Однако жалобы Выросткевича выросли не на пустом месте. Они имели под собой почву. В нем проснулось некое чувство, чувство сродни животному. Выросткевич начал ощущать приближение опасности, начал как бы видеть и слышать сквозь стены, начал чувствовать, откуда угроза приближается, кто ее несет, насколько эта угроза серьезна.
Так он понял, что профессор неопасен, что профессор, этот титан трансплантации и генной инженерии, занят исключительно наукой, а он, Выросткевич, уже отработанный материал. А вот «зеленый», сопровождавший профессора, как тень, командовавший санитарами, сестрами, лаборантками и ассистентами, — тот был источником смертельной опасности.
Выросткевич каждой клеточкой тела ощущал: над ним занесен меч, ну — не меч, скальпель, хирургический нож, ему грозит нечто чудовищное, нечто из какого-то фантастического романа, что печатались в его типографии. Он осматривал свою новую кисть, пришитую филигранно, с таким искусством, что невозможно было найти шов, и постепенно укреплялся в мысли — не его это рука. Чья угодно, но не его!
Ногти, фаланги пальцев были незнакомы, заусенцы имели чужой вкус, волоски были слишком жестки и отдавали в рыжину. «Мне пришили чужую руку! — думал Выросткевич. — И от чужой руки меня так колдыбает!» Его не просто колдыбало: он становился другим, в нем кто-то жил, другой, чужой, более сильный, чем сам он, Выросткевич.
Только из-за новых ощущений в Выросткевиче созрела идея побега. Он готовился несколько дней, не глотал лекарств, с невиданной ранее ловкостью спускал таблетки в унитаз прямо на виду у санитаров, словно кто-то научил его этой непростой технике, прослушивал шумы в коридоре, по щелканью замков определяя, какая дверь куда ведет, какой к ней нужен ключ и у кого этот ключ находится.
Для побега он выбрал послеобеденное время. Нажав на кнопку звонка, Выросткевич не встал за дверью палаты, а, подпрыгнув, ухитрился, держась одной рукой, повиснуть на трубе у самого потолка. Санитар заглянул в зарешеченное окошко, увидел, что больной лежит на койке — Выросткевич искусно уложил одеяло и матрац, — подумал, что пациенту стало плохо, и вошел. На санитара сверху, ломая ему позвонки, обрушился Выросткевич. Завладев ключами, набросив на плечи халат санитара, Выросткевич вышел в коридор.
Второй санитар кокетничал с медсестрой, двери палат были закрыты, в корпусе стояла тишина. Выросткевич подошел к столику медсестры. Второй санитар и медсестра ворковали и не обращали на него внимания. Когда обратили, было поздно: одним ударом кулака Выросткевич обездвижил санитара, густой пощечиной — медсестру.

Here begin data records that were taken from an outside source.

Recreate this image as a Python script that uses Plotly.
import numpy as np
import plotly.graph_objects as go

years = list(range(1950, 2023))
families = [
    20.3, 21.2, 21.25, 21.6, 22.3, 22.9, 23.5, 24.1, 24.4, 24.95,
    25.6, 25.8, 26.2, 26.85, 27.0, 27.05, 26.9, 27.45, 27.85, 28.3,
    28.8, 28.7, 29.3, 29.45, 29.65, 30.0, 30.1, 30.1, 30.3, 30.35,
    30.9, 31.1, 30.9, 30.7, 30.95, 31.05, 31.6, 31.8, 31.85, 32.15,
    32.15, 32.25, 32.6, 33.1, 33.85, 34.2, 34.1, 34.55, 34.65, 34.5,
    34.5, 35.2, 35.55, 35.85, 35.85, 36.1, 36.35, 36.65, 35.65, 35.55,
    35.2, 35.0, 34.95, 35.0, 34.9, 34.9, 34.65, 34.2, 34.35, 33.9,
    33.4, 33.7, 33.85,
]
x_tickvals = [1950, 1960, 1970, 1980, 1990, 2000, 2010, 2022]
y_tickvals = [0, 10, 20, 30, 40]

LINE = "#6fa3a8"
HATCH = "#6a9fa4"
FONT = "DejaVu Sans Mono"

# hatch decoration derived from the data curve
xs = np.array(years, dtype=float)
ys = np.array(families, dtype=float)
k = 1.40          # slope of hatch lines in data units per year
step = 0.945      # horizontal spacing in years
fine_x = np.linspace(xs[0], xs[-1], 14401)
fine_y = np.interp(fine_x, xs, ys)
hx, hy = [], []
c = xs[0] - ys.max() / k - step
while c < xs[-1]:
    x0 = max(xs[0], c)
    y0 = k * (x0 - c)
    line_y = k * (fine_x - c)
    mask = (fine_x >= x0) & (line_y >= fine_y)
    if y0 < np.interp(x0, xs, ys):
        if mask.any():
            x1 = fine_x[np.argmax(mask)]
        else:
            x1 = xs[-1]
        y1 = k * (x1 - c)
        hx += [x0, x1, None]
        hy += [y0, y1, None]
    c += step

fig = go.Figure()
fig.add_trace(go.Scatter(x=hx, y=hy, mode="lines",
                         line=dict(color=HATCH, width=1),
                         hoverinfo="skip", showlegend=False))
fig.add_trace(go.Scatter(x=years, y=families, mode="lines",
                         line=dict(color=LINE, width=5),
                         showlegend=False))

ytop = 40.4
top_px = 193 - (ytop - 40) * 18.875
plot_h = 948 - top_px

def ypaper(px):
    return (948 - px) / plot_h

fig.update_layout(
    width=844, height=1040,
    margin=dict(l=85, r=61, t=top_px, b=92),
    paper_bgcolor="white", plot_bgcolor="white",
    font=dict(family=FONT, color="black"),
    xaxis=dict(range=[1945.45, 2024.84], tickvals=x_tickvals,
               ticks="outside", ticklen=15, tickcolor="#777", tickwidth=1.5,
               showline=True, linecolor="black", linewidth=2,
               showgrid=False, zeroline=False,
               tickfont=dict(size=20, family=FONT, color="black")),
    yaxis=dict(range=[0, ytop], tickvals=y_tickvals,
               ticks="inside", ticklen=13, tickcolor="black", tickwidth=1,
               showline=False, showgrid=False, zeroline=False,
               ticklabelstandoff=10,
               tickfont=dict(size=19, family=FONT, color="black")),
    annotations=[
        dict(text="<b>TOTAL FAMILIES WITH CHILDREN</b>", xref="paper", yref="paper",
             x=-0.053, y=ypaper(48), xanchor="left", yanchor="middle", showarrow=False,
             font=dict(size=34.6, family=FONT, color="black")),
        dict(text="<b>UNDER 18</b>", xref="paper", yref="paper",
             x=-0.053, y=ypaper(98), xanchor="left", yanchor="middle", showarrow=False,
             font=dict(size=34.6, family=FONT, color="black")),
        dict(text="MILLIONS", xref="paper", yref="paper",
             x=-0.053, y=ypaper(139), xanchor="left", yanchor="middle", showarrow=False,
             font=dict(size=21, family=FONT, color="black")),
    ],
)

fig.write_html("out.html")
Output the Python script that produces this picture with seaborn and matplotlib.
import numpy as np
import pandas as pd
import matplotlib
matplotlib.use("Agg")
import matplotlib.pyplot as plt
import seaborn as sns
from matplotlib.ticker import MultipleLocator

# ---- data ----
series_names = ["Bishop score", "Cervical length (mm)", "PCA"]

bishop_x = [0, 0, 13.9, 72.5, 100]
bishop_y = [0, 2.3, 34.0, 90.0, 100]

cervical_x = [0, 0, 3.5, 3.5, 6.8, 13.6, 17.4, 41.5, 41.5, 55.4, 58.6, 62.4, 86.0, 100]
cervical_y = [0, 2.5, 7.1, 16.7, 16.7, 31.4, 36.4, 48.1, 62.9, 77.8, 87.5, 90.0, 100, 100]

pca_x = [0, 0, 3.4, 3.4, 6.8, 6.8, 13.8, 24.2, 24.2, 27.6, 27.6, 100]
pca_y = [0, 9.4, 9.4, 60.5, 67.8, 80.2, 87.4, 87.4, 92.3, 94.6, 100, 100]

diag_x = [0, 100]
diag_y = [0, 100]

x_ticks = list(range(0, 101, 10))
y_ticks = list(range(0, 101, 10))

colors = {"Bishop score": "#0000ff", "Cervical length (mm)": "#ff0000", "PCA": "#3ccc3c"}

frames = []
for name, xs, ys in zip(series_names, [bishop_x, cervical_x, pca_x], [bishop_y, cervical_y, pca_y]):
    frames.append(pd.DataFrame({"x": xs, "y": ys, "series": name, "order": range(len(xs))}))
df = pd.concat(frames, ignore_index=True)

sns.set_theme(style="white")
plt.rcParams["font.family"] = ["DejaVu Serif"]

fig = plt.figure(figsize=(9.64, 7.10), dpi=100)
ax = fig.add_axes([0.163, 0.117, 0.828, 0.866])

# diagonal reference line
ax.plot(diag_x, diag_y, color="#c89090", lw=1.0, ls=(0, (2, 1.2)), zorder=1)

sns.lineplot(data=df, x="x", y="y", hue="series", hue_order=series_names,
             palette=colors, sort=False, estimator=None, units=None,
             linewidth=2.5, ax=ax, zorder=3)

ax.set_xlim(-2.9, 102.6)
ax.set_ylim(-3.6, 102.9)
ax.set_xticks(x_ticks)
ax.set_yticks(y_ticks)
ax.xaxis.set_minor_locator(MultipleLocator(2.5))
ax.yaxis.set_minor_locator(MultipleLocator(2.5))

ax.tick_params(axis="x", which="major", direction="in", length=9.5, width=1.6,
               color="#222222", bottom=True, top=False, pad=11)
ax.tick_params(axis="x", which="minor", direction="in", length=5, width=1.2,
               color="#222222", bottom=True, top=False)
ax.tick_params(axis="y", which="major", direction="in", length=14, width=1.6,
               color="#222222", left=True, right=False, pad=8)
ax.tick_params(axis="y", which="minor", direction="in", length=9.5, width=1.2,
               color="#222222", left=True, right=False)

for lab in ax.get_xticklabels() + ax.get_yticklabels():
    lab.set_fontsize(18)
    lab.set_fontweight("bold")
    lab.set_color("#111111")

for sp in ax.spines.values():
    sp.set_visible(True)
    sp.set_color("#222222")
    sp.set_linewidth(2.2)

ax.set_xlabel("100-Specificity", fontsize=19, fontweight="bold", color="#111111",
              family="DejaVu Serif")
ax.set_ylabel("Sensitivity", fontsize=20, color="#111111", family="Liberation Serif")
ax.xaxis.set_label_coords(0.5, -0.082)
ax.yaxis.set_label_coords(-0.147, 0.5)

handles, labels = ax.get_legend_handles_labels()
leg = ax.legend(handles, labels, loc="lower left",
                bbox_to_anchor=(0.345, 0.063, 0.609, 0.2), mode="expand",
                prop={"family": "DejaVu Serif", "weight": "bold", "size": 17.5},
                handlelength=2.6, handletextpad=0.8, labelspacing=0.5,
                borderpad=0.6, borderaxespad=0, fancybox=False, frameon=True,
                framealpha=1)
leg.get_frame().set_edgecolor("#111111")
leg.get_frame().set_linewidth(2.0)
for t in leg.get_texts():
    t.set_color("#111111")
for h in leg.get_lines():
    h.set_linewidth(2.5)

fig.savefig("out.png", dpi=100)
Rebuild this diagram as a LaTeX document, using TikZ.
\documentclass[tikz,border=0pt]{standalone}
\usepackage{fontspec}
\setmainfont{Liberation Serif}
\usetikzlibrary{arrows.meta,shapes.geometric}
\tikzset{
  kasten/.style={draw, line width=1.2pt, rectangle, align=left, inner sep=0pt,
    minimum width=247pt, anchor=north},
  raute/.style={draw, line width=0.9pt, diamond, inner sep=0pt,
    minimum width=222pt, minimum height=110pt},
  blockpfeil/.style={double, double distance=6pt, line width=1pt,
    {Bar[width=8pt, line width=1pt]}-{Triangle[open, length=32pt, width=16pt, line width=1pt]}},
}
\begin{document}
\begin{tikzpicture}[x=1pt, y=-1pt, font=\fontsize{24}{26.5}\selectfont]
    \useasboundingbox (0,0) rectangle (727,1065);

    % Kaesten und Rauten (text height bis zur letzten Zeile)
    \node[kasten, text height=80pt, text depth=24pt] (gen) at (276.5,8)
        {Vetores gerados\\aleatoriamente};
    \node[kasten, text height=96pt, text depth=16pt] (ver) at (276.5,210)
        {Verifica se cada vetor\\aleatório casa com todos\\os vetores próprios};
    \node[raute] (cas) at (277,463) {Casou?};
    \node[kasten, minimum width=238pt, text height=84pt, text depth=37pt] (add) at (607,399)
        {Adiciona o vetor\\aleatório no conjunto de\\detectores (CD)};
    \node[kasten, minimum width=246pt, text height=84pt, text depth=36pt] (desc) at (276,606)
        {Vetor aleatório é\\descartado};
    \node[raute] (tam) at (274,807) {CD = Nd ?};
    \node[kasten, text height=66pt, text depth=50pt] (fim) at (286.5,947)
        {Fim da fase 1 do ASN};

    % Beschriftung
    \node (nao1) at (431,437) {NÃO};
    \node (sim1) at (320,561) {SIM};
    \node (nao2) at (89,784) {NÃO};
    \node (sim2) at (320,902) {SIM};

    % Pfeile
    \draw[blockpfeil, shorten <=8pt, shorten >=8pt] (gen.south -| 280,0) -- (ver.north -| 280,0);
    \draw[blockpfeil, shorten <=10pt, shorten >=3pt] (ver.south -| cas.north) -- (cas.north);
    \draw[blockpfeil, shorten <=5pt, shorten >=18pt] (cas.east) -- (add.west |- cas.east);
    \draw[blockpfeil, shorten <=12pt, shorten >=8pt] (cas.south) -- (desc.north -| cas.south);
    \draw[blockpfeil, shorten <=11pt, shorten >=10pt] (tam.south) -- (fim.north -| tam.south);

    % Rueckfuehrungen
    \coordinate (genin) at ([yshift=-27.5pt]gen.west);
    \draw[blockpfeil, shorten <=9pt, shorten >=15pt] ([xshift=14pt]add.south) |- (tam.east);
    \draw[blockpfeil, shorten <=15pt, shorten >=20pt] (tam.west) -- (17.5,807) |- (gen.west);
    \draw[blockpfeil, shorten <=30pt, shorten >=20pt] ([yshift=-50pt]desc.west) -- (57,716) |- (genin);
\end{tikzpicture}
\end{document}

Дальше все было просто, только на первом этаже возникла накладочка, когда «зеленый», дожевывая бутерброд, вдруг появился в холле. «Держи его! — закричал «зеленый». — Тревога!», но Выросткевича было уже не остановить: он выбежал из корпуса, выскочил на стоянку машин с красным крестом, выкинул из одной дремавшего водителя, повернул ключ зажигания. Его правая рука переключала передачи легко.